Carbonate grainstones, grain-rich packstones, and sandstones are all potential reservoir facies. The vertical thickness of the grainstones is typically no more than 2 m. Laterally, these facies are traceable for several kilometers in both the strike and dip directions. Low-permeability lime mudstones, wackestones, and shales are the nonreservoir facies and act as the primary sealing facies in both vertical and lateral directions. The overall stacking of reservoirs and seals in this manner results in a series of stacked reservoirs that would behave as separate, individual flow units.

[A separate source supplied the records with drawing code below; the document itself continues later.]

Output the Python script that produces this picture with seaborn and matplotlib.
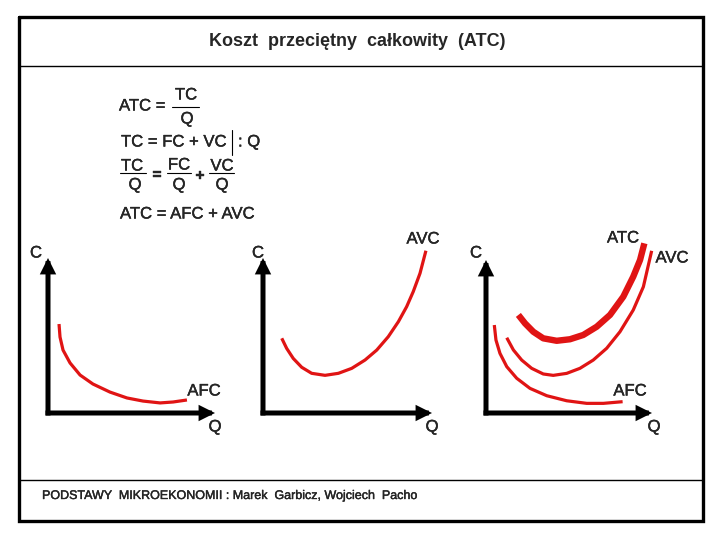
import matplotlib
matplotlib.use("Agg")
import matplotlib.pyplot as plt
import matplotlib.patheffects as pe
import seaborn as sns

sns.set_style("white")
plt.rcParams["font.family"] = ["Liberation Sans", "DejaVu Sans"]

RED = "#e01414"

# ── Curve data (Q, C), axes scaled 0..10 ─────────────────────────────────────
# panel 1: AFC alone
afc1_q = [0.66, 0.72, 0.90, 1.32, 1.92, 2.69, 3.71, 4.73, 5.69, 6.71, 7.49, 8.32]
afc1_c = [5.74, 4.90, 4.06, 3.23, 2.45, 1.87, 1.35, 0.97, 0.77, 0.65, 0.71, 0.84]

# panel 2: AVC alone
avc2_q = [1.11, 1.40, 1.79, 2.29, 2.88, 3.67, 4.46, 5.25, 6.04, 6.73, 7.41, 8.01, 8.50, 8.89, 9.29, 9.64]
avc2_c = [4.82, 4.17, 3.52, 2.95, 2.56, 2.43, 2.56, 2.88, 3.42, 4.06, 4.92, 5.89, 6.86, 7.83, 9.01, 10.47]

# panel 3: AFC, AVC and ATC together
afc3_q = [0.50, 0.60, 0.84, 1.25, 1.85, 2.65, 3.66, 4.86, 6.07, 7.07, 8.23]
afc3_c = [5.75, 4.77, 3.90, 3.03, 2.27, 1.61, 1.13, 0.80, 0.63, 0.63, 0.74]
avc3_q = [1.25, 1.65, 2.15, 2.75, 3.45, 4.05, 4.86, 5.66, 6.46, 7.27, 8.07, 8.87, 9.48, 9.98]
avc3_c = [4.92, 4.12, 3.46, 2.92, 2.55, 2.46, 2.59, 2.92, 3.46, 4.23, 5.31, 6.73, 8.25, 10.60]
atc3_q = [1.95, 2.35, 2.85, 3.45, 4.26, 5.06, 5.86, 6.67, 7.47, 8.27, 8.87, 9.28, 9.54]
atc3_c = [6.41, 5.86, 5.31, 4.88, 4.72, 4.82, 5.10, 5.64, 6.41, 7.60, 8.91, 10.00, 11.09]

fig = plt.figure(figsize=(7.2, 5.4), dpi=100)

# ── slide frame and text (pixel coordinates) ─────────────────────────────────
bg = fig.add_axes([0, 0, 1, 1])
bg.set_xlim(0, 720)
bg.set_ylim(540, 0)
bg.axis("off")

bg.plot([19, 703, 703, 19, 19], [17, 17, 521, 521, 17], color="black", lw=2.4,
        solid_joinstyle="miter")
bg.plot([19, 703], [66, 66], color="black", lw=1.0)
bg.plot([19, 703], [480, 480], color="black", lw=1.0)

heavy = [pe.withStroke(linewidth=0.25, foreground="black")]

bg.text(357, 42, "Koszt  przeciętny  całkowity  (ATC)", ha="center", va="center",
        fontsize=13, fontweight="bold")
bg.text(42, 496, "PODSTAWY  MIKROEKONOMII : Marek  Garbicz, Wojciech  Pacho",
        ha="left", va="center", fontsize=9, path_effects=heavy)

fs = 12
kw = dict(fontsize=fs, va="center", path_effects=heavy)
bg.text(119, 106, "ATC =", ha="left", **kw)
bg.text(186, 95, "TC", ha="center", **kw)
bg.plot([172, 199], [107, 107], color="black", lw=0.8)
bg.text(187, 119, "Q", ha="center", **kw)

bg.text(121, 142, "TC = FC + VC", ha="left", **kw)
bg.plot([232, 232], [130, 155], color="black", lw=0.8)
bg.text(238, 142, ": Q", ha="left", **kw)

bg.text(132, 166, "TC", ha="center", **kw)
bg.plot([120, 146], [173, 173], color="black", lw=0.8)
bg.text(135, 185, "Q", ha="center", **kw)
bg.text(157, 175, "=", ha="center", **kw)
bg.text(179, 165, "FC", ha="center", **kw)
bg.plot([167, 191], [173, 173], color="black", lw=0.8)
bg.text(179, 185, "Q", ha="center", **kw)
bg.text(200, 176, "+", ha="center", **kw)
bg.text(222, 166, "VC", ha="center", **kw)
bg.plot([209, 234], [173, 173], color="black", lw=0.8)
bg.text(222, 185, "Q", ha="center", **kw)

bg.text(120, 214, "ATC = AFC + AVC", ha="left", **kw)


def panel(ox, oy, tip_x, tip_y):
    ax = fig.add_axes([ox / 720, 1 - oy / 540, (tip_x - ox) / 720, (oy - tip_y) / 540])
    ax.set_xlim(0, 10)
    ax.set_ylim(0, 10)
    ax.axis("off")
    arrow = dict(arrowstyle="-|>", lw=3.6, color="black", mutation_scale=15,
                 shrinkA=0, shrinkB=0, capstyle="projecting", joinstyle="miter")
    ax.annotate("", xy=(10, 0), xytext=(0, 0), arrowprops=arrow)
    ax.annotate("", xy=(0, 10), xytext=(0, 0), arrowprops=arrow)
    return ax


def curve(ax, q, c, lw=2.3):
    sns.lineplot(x=q, y=c, ax=ax, color=RED, lw=lw, sort=False, estimator=None,
                 clip_on=False, solid_capstyle="butt", solid_joinstyle="round")


ax1 = panel(48, 413, 215, 258)
curve(ax1, afc1_q, afc1_c)
bg.text(36, 253, "C", ha="center", **kw)
bg.text(215, 427, "Q", ha="center", **kw)
bg.text(204, 391, "AFC", ha="center", **kw)

ax2 = panel(263, 413, 432, 258)
curve(ax2, avc2_q, avc2_c)
bg.text(258, 253, "C", ha="center", **kw)
bg.text(432, 427, "Q", ha="center", **kw)
bg.text(423, 239, "AVC", ha="center", **kw)

ax3 = panel(486, 413, 652, 260)
curve(ax3, afc3_q, afc3_c)
curve(ax3, avc3_q, avc3_c)
curve(ax3, atc3_q, atc3_c, lw=4.6)
bg.text(476, 253, "C", ha="center", **kw)
bg.text(654, 427, "Q", ha="center", **kw)
bg.text(623, 238, "ATC", ha="center", **kw)
bg.text(672, 258, "AVC", ha="center", **kw)
bg.text(630, 391, "AFC", ha="center", **kw)

fig.savefig("out.png", dpi=100)
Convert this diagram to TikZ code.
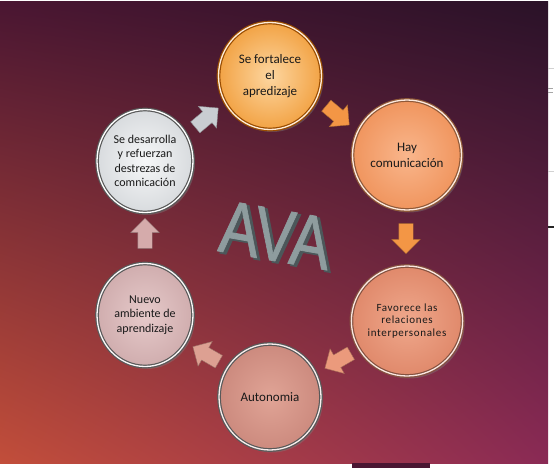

The upper Mississippian Paradise Formation in the Pedregosa Basin is an outcrop analog for subsurface reservoirs of a similar age for modeling depositional systems, patterns of cyclic sedimentation, as well as for reservoir geometry, and diagenetic controls on reservoir development related to the enhancement or degradation, primarily from meteoric waters. The Paradise may best serve as an analog for Chesterian reservoirs in the Illinois Basin, Hugoton Embayment, and Williston Basin. In addition to these basins, the Paradise is suitable as an outcrop analog for a wide variety of carbonate reservoirs deposited on ramp systems during icehouse climatic conditions.